If there is an error of 0.1% in the measurement of the radius of a sphere,

Let x be the radius and y be the volume of the sphere.

$y=\frac{4}{3} \pi x^{3}$

Let $\Delta x$ be the error in the radius and $\Delta y$ be the error in the volume.

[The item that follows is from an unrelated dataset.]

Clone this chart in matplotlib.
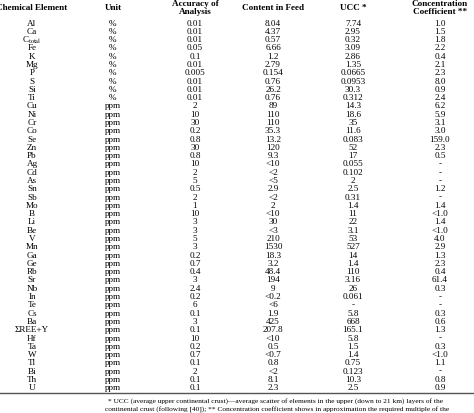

Then, $\frac{\Delta x}{x} \times 100=0.1$

$\Rightarrow \frac{d x}{x}=\frac{1}{1000}$

Now, $y=\frac{4}{3} \pi x^{3}$

$\Rightarrow \frac{d y}{d x}=4 \pi \mathrm{x}^{2}$

$\Rightarrow \mathrm{dy}=4 \pi \mathrm{x}^{2} \mathrm{dx}$

$\Rightarrow \frac{\mathrm{dy}}{\mathrm{y}}=\frac{4 \pi \mathrm{x}^{2} \mathrm{dx}}{\frac{4}{3} \pi \mathrm{x}^{3}}=\frac{3}{\mathrm{x}} \mathrm{dx}$

$\Rightarrow \frac{\mathrm{dy}}{\mathrm{y}}=\frac{3}{1000}$

$\Rightarrow \frac{\Delta \mathrm{y}}{\mathrm{y}} \times 100=0.3$

Hence, the percentage error in the calculation of the volume of the sphere is 0.3.